What’s the next big thing in wine?
I believe organic wines like CalNaturale and organic winemakers can be considered the next “big thing,” though we’ve already made some significant strides in the industry. Organic winemaking is a blend of tradition and thoughtful observation of what integrations optimize wine quality and, most of all, the expression of the place the grapes were grown.
Organic is mainly a hands-off, limited intervention process, but it takes an astute observer and one who learns from experience, as well as the experiences of others, to incorporate natural interventions. Whether through composting in the vineyard or winemaking processes, these are imperative to enhance the wine’s expression of place rather than just sound drinkability.

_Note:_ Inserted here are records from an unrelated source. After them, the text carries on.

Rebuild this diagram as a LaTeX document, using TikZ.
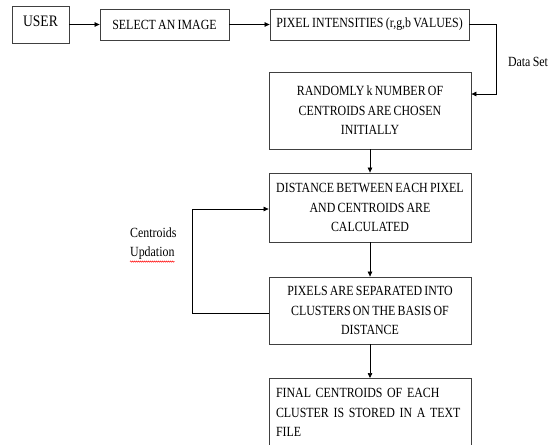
\documentclass[tikz,border=0pt]{standalone}
\usepackage{fontspec}
\setmainfont{Liberation Serif}[FakeStretch=0.85,WordSpace=0.75]
\usetikzlibrary{arrows.meta,calc,decorations.pathmorphing}
\begin{document}
\begin{tikzpicture}[x=1pt,y=-1pt,
  box/.style={draw=black!75,line width=0.8pt,inner sep=0pt,align=center,
    font=\fontsize{14}{19.5}\selectfont},
  conn/.style={line width=0.7pt,-{Triangle[length=5pt,width=4.5pt]}},
  lbl/.style={inner sep=0pt,font=\fontsize{14}{20}\selectfont,align=left}]
\useasboundingbox (0,0) rectangle (553,444);
\node[box,minimum width=57,minimum height=37,font=\fontsize{16}{18}\selectfont,text depth=7pt] (user) at (40.5,24.5) {USER};
\node[box,minimum width=129,minimum height=31] (sel) at (164.5,24.5) {SELECT AN IMAGE};
\node[box,minimum width=199,minimum height=31] (pix) at (369.5,24.5) {PIXEL INTENSITIES (r,g,b VALUES)};
\node[box,minimum width=202,minimum height=77] (rand) at (370,110.5) {RANDOMLY k NUMBER OF\\CENTROIDS ARE CHOSEN\\INITIALLY};
\node[box,minimum width=202,minimum height=69] (dist) at (370,207.5) {DISTANCE BETWEEN EACH PIXEL\\AND CENTROIDS ARE\\CALCULATED};
\node[box,minimum width=202,minimum height=67] (sep) at (370,310.5) {PIXELS ARE SEPARATED INTO\\CLUSTERS ON THE BASIS OF\\DISTANCE};
\node[box,anchor=north,align=left,text width=188,inner xsep=7pt,inner ysep=10pt] (fin) at (370,378) {FINAL CENTROIDS OF EACH\\CLUSTER IS STORED IN A TEXT\\FILE};
\draw[conn] (user) -- (sel);
\draw[conn] (sel) -- (pix);
\draw[conn] (pix.east) -- ++(27,0) |- ($(rand.east)+(0,-16.5)$);
\draw[conn] (rand) -- (dist);
\draw[conn] (dist) -- (sep);
\draw[conn] (sep) -- (fin);
\draw[conn] ($(sep.west)+(0,2.5)$) -- ++(-76,0) |- ($(dist.west)+(0,1.5)$);
\node[lbl] (ds) at (528,62) {Data Set};
\node[lbl,anchor=west] (c1) at (130,233) {Centroids};
\node[lbl,anchor=west] (c2) at (130,253) {Updation};
\draw[red,line width=0.5pt,decorate,decoration={snake,amplitude=0.6pt,segment length=2pt}] ($(c2.south west)+(0,2)$) -- ($(c2.south east)+(0,2)$);
\end{tikzpicture}
\end{document}
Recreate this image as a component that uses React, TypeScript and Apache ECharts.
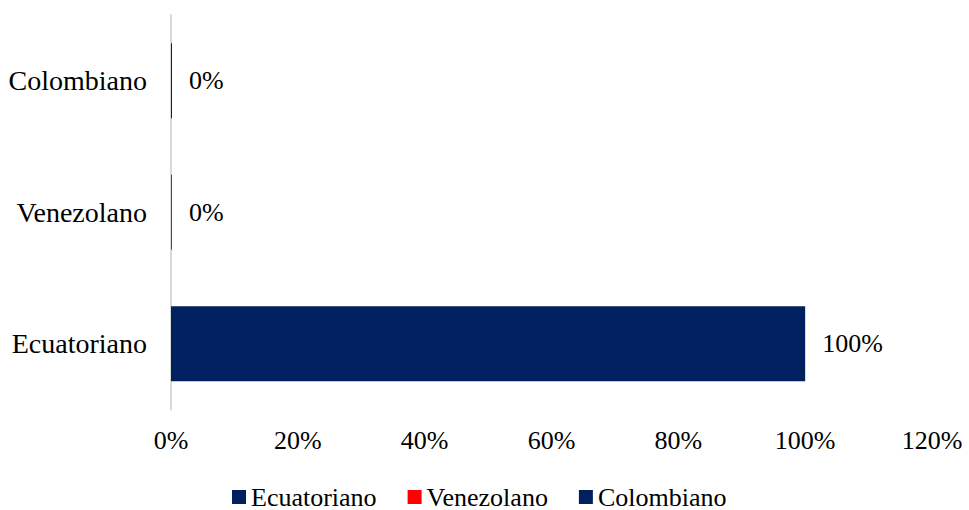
import React, { useEffect, useRef } from "react";
import * as echarts from "echarts";

const categories = ["Ecuatoriano", "Venezolano", "Colombiano"];
const seriesNames = ["Ecuatoriano", "Venezolano", "Colombiano"];
const ecuatorianoValues: (number | string)[] = [100, "-", "-"];
const venezolanoValues: (number | string)[] = ["-", 0, "-"];
const colombianoValues: (number | string)[] = ["-", "-", 0];
const seriesColors = ["#002060", "#FF0000", "#002060"];
const xTicks = { min: 0, max: 120, interval: 20 };

const FONT = "'Liberation Serif', 'Times New Roman', serif";

export default function App() {
  const ref = useRef<HTMLDivElement>(null);
  useEffect(() => {
    if (!ref.current) return;
    const chart = echarts.init(ref.current, null, { renderer: "svg" });
    const values = [ecuatorianoValues, venezolanoValues, colombianoValues];
    chart.setOption({
      animation: false,
      textStyle: { fontFamily: FONT },
      grid: { left: 171, right: 37, top: 15, bottom: 100.5, containLabel: false },
      legend: {
        left: 232,
        top: 484,
        padding: 0,
        itemWidth: 14,
        itemHeight: 14,
        itemGap: 31,
        icon: "rect",
        textStyle: { fontFamily: FONT, fontSize: 26, color: "#000" },
        data: seriesNames,
      },
      xAxis: {
        type: "value",
        min: xTicks.min,
        max: xTicks.max,
        interval: xTicks.interval,
        axisLine: { show: false },
        axisTick: { show: false },
        splitLine: { show: false },
        axisLabel: {
          formatter: "{value}%",
          fontFamily: FONT,
          fontSize: 26,
          color: "#000",
          margin: 18,
        },
      },
      yAxis: {
        type: "category",
        data: categories,
        axisLine: { show: true, lineStyle: { color: "#D9D9D9", width: 2 } },
        axisTick: { show: false },
        axisLabel: { fontFamily: FONT, fontSize: 28, color: "#000", margin: 24 },
      },
      series: seriesNames.map((name, i) => ({
        name,
        type: "bar",
        stack: "total",
        data: values[i],
        barWidth: 75,
        barMinHeight: 1,
        itemStyle: { color: seriesColors[i] },
        label: {
          show: true,
          position: "right",
          distance: 17,
          formatter: "{c}%",
          fontFamily: FONT,
          fontSize: 26,
          color: "#000",
        },
      })),
    });
    return () => chart.dispose();
  }, []);
  return (
    <div
      ref={ref}
      style={{ position: "fixed", left: 0, top: 0, width: 969, height: 510, background: "#fff" }}
    />
  );
}
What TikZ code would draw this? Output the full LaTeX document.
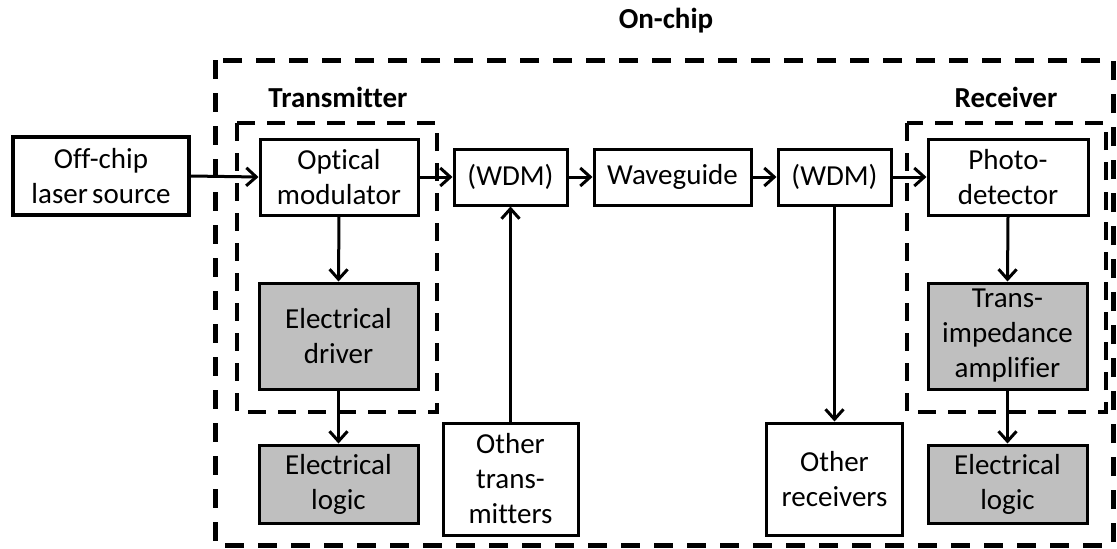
\documentclass[tikz,border=0pt]{standalone}
\usepackage{fontspec}
\setmainfont{Carlito}[Ligatures={NoCommon}]
\usetikzlibrary{arrows.meta}
\definecolor{boxgray}{RGB}{191,191,191}
\begin{document}
\begin{tikzpicture}[x=1pt,y=-1pt,
  blk/.style={draw, line width=3pt, align=center, inner sep=0pt, fill=white,
    font=\fontsize{29}{35}\selectfont},
  grayblk/.style={blk, fill=boxgray},
  lbl/.style={font=\fontsize{29}{35}\selectfont\bfseries, inner sep=0pt},
  arr/.style={line width=3pt, -{Straight Barb[length=10pt,width=18pt,line width=3pt]}},
  outerdash/.style={line width=5pt, dash pattern=on 19pt off 14pt},
  innerdash/.style={line width=3.5pt, dash pattern=on 18pt off 12pt}]
\useasboundingbox (0,0) rectangle (1117,549);
% dashed frames
\draw[outerdash] (215,60) rectangle (1113,545);
\draw[innerdash] (237,123) rectangle (437,412);
\draw[innerdash] (907,123) rectangle (1106,412);
% labels
\node[lbl] (onchip) at (666,21) {On-chip};
\node[lbl] (tx) at (338,97) {Transmitter};
\node[lbl] (rx) at (1006,97) {Receiver};
% blocks
\node[blk, line width=3.5pt, minimum width=176, minimum height=78] (laser) at (101,176) {Off-chip\\laser\hspace{0.15em}source};
\node[blk, minimum width=158, minimum height=76] (om) at (339,177) {Optical\\modulator};
\node[grayblk, minimum width=159, minimum height=106] (drv) at (338.5,336) {Electrical\\driver};
\node[grayblk, minimum width=159, minimum height=78] (logL) at (338.5,484) {Electrical\\logic};
\node[blk, minimum width=135, minimum height=112] (othT) at (510.5,479) {Other\\trans-\\mitters};
\node[blk, minimum width=113, minimum height=56] (wdm1) at (510.5,177) {(WDM)};
\node[blk, minimum width=157, minimum height=56] (wg) at (672.5,177) {Waveguide};
\node[blk, minimum width=113, minimum height=56] (wdm2) at (834.5,177) {(WDM)};
\node[blk, minimum width=160, minimum height=76] (pd) at (1008,177) {Photo-\\detector};
\node[grayblk, minimum width=159, minimum height=106] (tia) at (1007.5,336) {Trans-\\impedance\\amplifier};
\node[grayblk, minimum width=159, minimum height=78] (logR) at (1007.5,484) {Electrical\\logic};
\node[blk, minimum width=136, minimum height=112] (othR) at (834.5,479) {Other\\receivers};
% connectors
\draw[arr] (laser.east) -- (om.west);
\draw[arr] (om.east) -- (wdm1.west);
\draw[arr] (wdm1.east) -- (wg.west);
\draw[arr] (wg.east) -- (wdm2.west);
\draw[arr] (wdm2.east) -- (pd.west);
\draw[arr] (om.south) -- (drv.north);
\draw[arr] (drv.south) -- (logL.north);
\draw[arr] (othT.north) -- (wdm1.south);
\draw[arr] (wdm2.south) -- (othR.north);
\draw[arr] (pd.south) -- (tia.north);
\draw[arr] (tia.south) -- (logR.north);
\end{tikzpicture}
\end{document}
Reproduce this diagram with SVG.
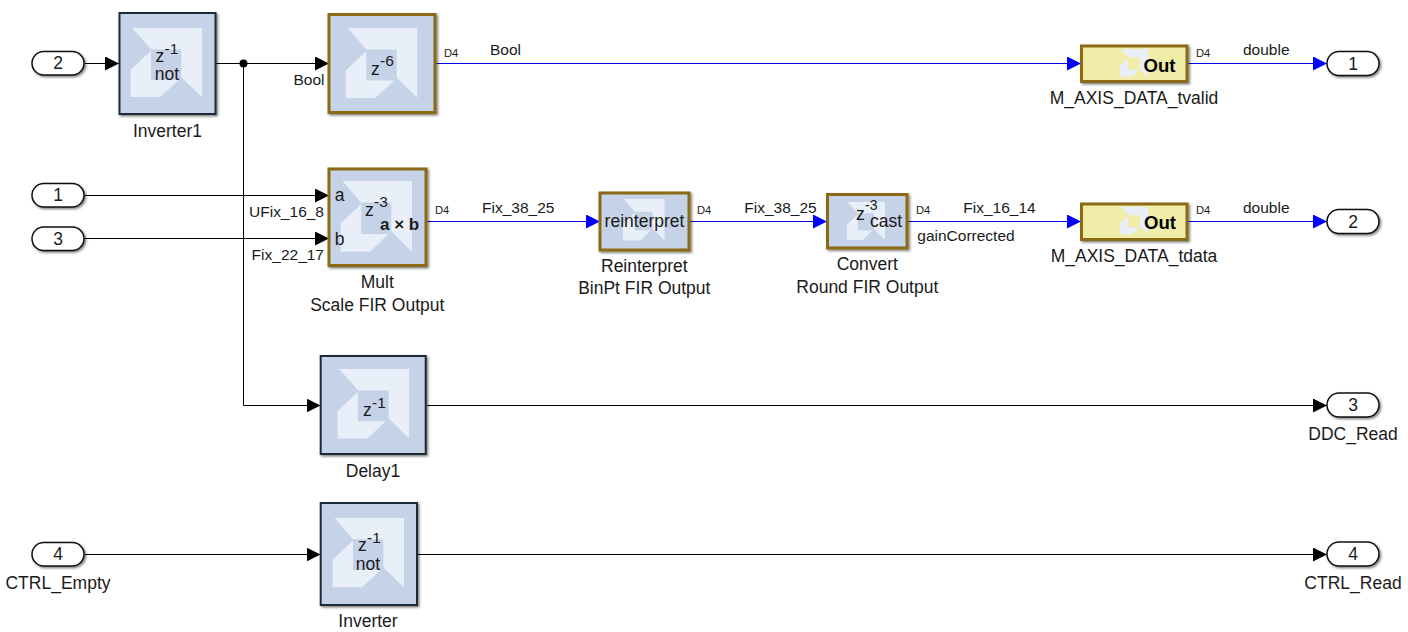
<svg xmlns="http://www.w3.org/2000/svg" width="1408" height="632" viewBox="0 0 1408 632">
<style>
text{font-family:"Liberation Sans",Arial,sans-serif;fill:#1a1a1a}
.n{font-size:17.5px;text-anchor:middle}
.l{font-size:15.5px}
.r{text-anchor:end}
.d{font-size:11.2px}
.i{font-size:17.5px}
.s{font-size:15.5px}
.c{font-size:14px}
.b{font-size:17px;font-weight:bold}
.o{font-size:18.6px;font-weight:bold;fill:#000}
.p{font-size:17.5px;text-anchor:middle}
.blk{fill:#c5d2e8;stroke:#1f2a36;stroke-width:2;filter:url(#sh)}
.brn{fill:#c5d2e8;stroke:#8b6a14;stroke-width:3;filter:url(#sh)}
.out{fill:#f1eca8;stroke:#8b6a14;stroke-width:3;filter:url(#sh)}
.pill{fill:#fff;stroke:#111;stroke-width:1.5;filter:url(#sh)}
.k{fill:none;stroke:#000;stroke-width:1;marker-end:url(#ak)}
.u{fill:none;stroke:#0000e6;stroke-width:1;marker-end:url(#au)}
.lg{fill:#e9eff8}
</style>
<defs>
<filter id="sh" x="-10%" y="-10%" width="125%" height="125%"><feDropShadow dx="1.5" dy="1.5" stdDeviation="1" flood-color="#000" flood-opacity="0.5"/></filter>
<marker id="ak" markerUnits="userSpaceOnUse" markerWidth="14" markerHeight="14" refX="14" refY="7" orient="auto"><path d="M0 0L14 7L0 14Z" fill="#000"/></marker>
<marker id="au" markerUnits="userSpaceOnUse" markerWidth="14" markerHeight="14" refX="14" refY="7" orient="auto"><path d="M0 0L14 7L0 14Z" fill="#0000ff"/></marker>
<symbol id="logo" viewBox="0 0 215 208" preserveAspectRatio="none"><path class="lg" d="M6 0H215V208L153 148V64H62Z"/><path class="lg" d="M62 68L0 126V208H89L145 156H62Z"/></symbol>
</defs>
<g id="connectors">
<path class="k" d="M85 63.5H119"/>
<path class="k" d="M216 63.5H329"/>
<path class="k" d="M243.5 63.5V405.5H320.5"/>
<circle cx="243.5" cy="63.5" r="4" fill="#000"/>
<path class="u" d="M436 63.5H1081"/>
<path class="u" d="M1188 63.5H1327"/>
<path class="k" d="M85 195.5H329"/>
<path class="k" d="M85 238.5H329"/>
<path class="u" d="M427 221.5H600"/>
<path class="u" d="M690 221.5H827"/>
<path class="u" d="M908 221.5H1081"/>
<path class="u" d="M1188 221.5H1327"/>
<path class="k" d="M427 405.5H1327"/>
<path class="k" d="M85 554.5H320.5"/>
<path class="k" d="M418 554.5H1327"/>
<text class="l r" x="324.5" y="85">Bool</text>
<text class="d" x="444" y="57">D4</text>
<text class="l" x="490" y="55">Bool</text>
<text class="d" x="1196" y="57">D4</text>
<text class="l" x="1243" y="55">double</text>
<text class="l r" x="324" y="216.7">UFix_16_8</text>
<text class="l r" x="324" y="260">Fix_22_17</text>
<text class="d" x="435" y="214">D4</text>
<text class="l" x="482" y="212.7">Fix_38_25</text>
<text class="d" x="697" y="214">D4</text>
<text class="l" x="744.3" y="212.7">Fix_38_25</text>
<text class="d" x="916" y="214">D4</text>
<text class="l" x="963.3" y="212.7">Fix_16_14</text>
<text class="l" x="917.3" y="240.7">gainCorrected</text>
<text class="d" x="1196" y="214">D4</text>
<text class="l" x="1243" y="213">double</text>
</g>
<g id="in2"><rect class="pill" x="32" y="51.5" width="52" height="23.5" rx="11.7"/><text class="p" x="58" y="69.3">2</text></g>
<g id="in1"><rect class="pill" x="32" y="183.5" width="52" height="23.5" rx="11.7"/><text class="p" x="58" y="201.3">1</text></g>
<g id="in3"><rect class="pill" x="32" y="227" width="52" height="23.5" rx="11.7"/><text class="p" x="58" y="244.8">3</text></g>
<g id="in4"><rect class="pill" x="32" y="542.5" width="52" height="23.5" rx="11.7"/><text class="p" x="58" y="560.3">4</text><text class="n" x="58" y="589">CTRL_Empty</text></g>
<g id="Inverter1"><rect class="blk" x="119.5" y="13" width="96" height="101"/><use href="#logo" x="130.3" y="28" width="71.7" height="69.3"/>
<text class="i" x="155.5" y="62">z</text><text class="s" x="164.5" y="54">-1</text><text class="i" x="167" y="80" text-anchor="middle">not</text><text class="n" x="167.5" y="136.7">Inverter1</text></g>
<g id="Delay6"><rect class="brn" x="329" y="14.5" width="106" height="98"/><use href="#logo" x="345.7" y="28" width="71.7" height="70"/>
<text class="i" x="371" y="74.7">z</text><text class="s" x="380" y="66">-6</text></g>
<g id="Mult"><rect class="brn" x="329" y="169" width="97" height="96.5"/><use href="#logo" x="340.3" y="180.7" width="71.7" height="71"/>
<text class="i" x="334.7" y="200.7">a</text><text class="i" x="334.7" y="245">b</text><text class="i" x="365" y="215.5">z</text><text class="s" x="374" y="207">-3</text><text class="b" x="380" y="230">a × b</text>
<text class="n" x="377.3" y="288.3">Mult</text><text class="n" x="377.3" y="310.7">Scale FIR Output</text></g>
<g id="Reinterpret"><rect class="brn" x="600" y="193" width="89" height="57"/><use href="#logo" x="622.7" y="199" width="42" height="41.7"/>
<text class="i" x="644.5" y="226.7" text-anchor="middle">reinterpret</text>
<text class="n" x="644.3" y="271.7">Reinterpret</text><text class="n" x="644.3" y="294">BinPt FIR Output</text></g>
<g id="Convert"><rect class="brn" x="827.5" y="194.5" width="79.5" height="53.5"/><use href="#logo" x="846.7" y="201.7" width="38.3" height="38.3"/>
<text class="i" x="856" y="220">z</text><text class="c" x="865" y="209.5">-3</text><text class="i" x="870" y="227">cast</text>
<text class="n" x="867.3" y="270">Convert</text><text class="n" x="867.3" y="292.7">Round FIR Output</text></g>
<g id="M_AXIS_DATA_tvalid"><rect class="out" x="1081.5" y="46" width="105.5" height="35.5"/><use href="#logo" x="1120" y="49" width="28" height="27.7"/>
<text class="o" x="1143.5" y="71.7">Out</text><text class="n" x="1134" y="104">M_AXIS_DATA_tvalid</text></g>
<g id="M_AXIS_DATA_tdata"><rect class="out" x="1081.5" y="204" width="105.5" height="35.5"/><use href="#logo" x="1120" y="206.7" width="28" height="27.7"/>
<text class="o" x="1144" y="229.3">Out</text><text class="n" x="1134" y="262">M_AXIS_DATA_tdata</text></g>
<g id="Delay1"><rect class="blk" x="320.7" y="356" width="105" height="98"/><use href="#logo" x="337.3" y="369" width="72" height="69.7"/>
<text class="i" x="363" y="416">z</text><text class="s" x="372" y="408">-1</text><text class="n" x="373" y="476.7">Delay1</text></g>
<g id="Inverter"><rect class="blk" x="320.7" y="503" width="96.3" height="102"/><use href="#logo" x="332.3" y="517.7" width="71.7" height="69.7"/>
<text class="i" x="358" y="551">z</text><text class="s" x="367" y="543">-1</text><text class="i" x="368" y="570" text-anchor="middle">not</text><text class="n" x="368" y="627">Inverter</text></g>
<g id="out1"><rect class="pill" x="1327" y="51.5" width="52" height="24" rx="12"/><text class="p" x="1353" y="69.5">1</text></g>
<g id="out2"><rect class="pill" x="1327" y="209.5" width="52" height="24" rx="12"/><text class="p" x="1353" y="227.5">2</text></g>
<g id="out3"><rect class="pill" x="1327" y="393" width="52" height="24" rx="12"/><text class="p" x="1353" y="411">3</text><text class="n" x="1353" y="440">DDC_Read</text></g>
<g id="out4"><rect class="pill" x="1327" y="542" width="52" height="24" rx="12"/><text class="p" x="1353" y="560">4</text><text class="n" x="1353" y="589">CTRL_Read</text></g>
</svg>
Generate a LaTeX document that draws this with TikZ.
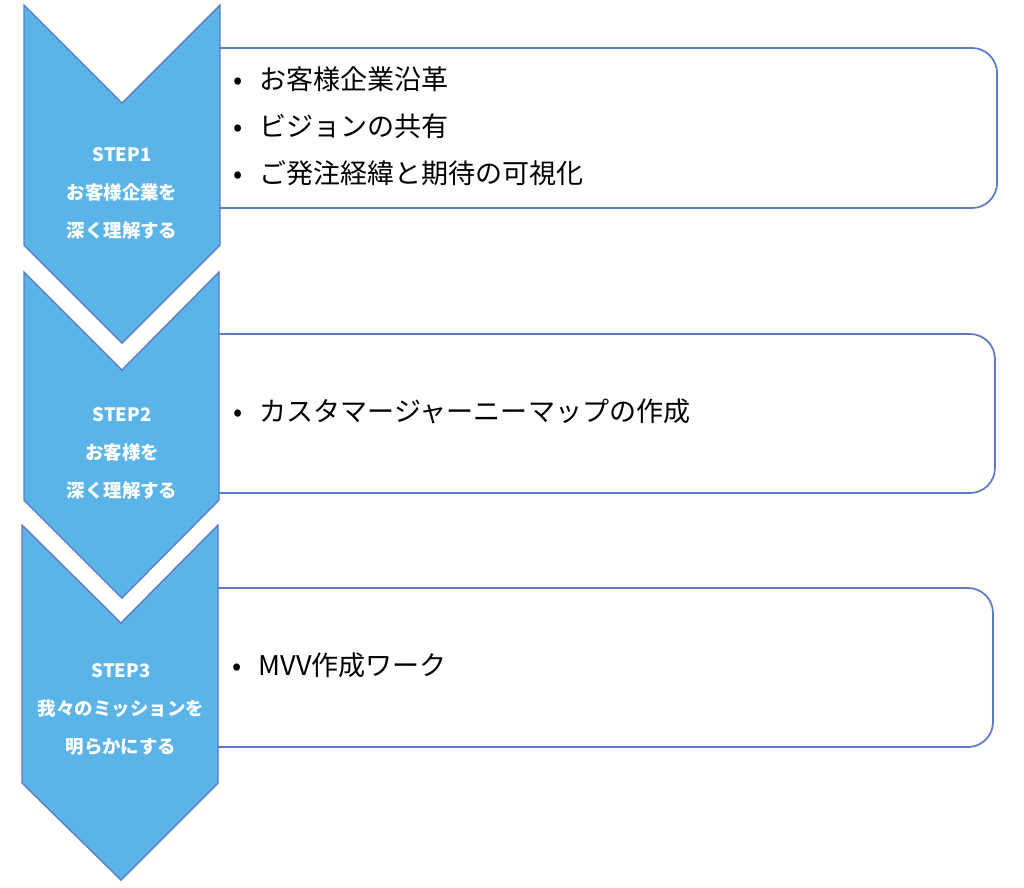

What sets CalNaturale apart from other organic wines?
CalNaturale’s Cabernet Sauvignon and Chardonnay are single vineyard, appellation wines—much like the great, traditional wines of the world.
Unlike other “boxed” wines on the market, CalNaturale’s varietals are recommended for their robust flavor and great taste, picking up numerous awards in 2011. The Cabernet Sauvignon has already picked up six gold medals and was recently awarded “Top 10 Red Wine under $15” at an esteemed wine competition, which is unusual for a wine made with organically grown grapes.
In addition to award-winning flavor, the wine’s easy, everyday packaging expresses a sense of place and sophistication, allowing consumers to enjoy fine wine on a mountain top or while camping, as well as in a fine dining establishment.
CalNaturale’s packaging helps make organic wines more accessible to an active, fast-moving culture while keeping the carbon footprint small for our eco-conscious customers.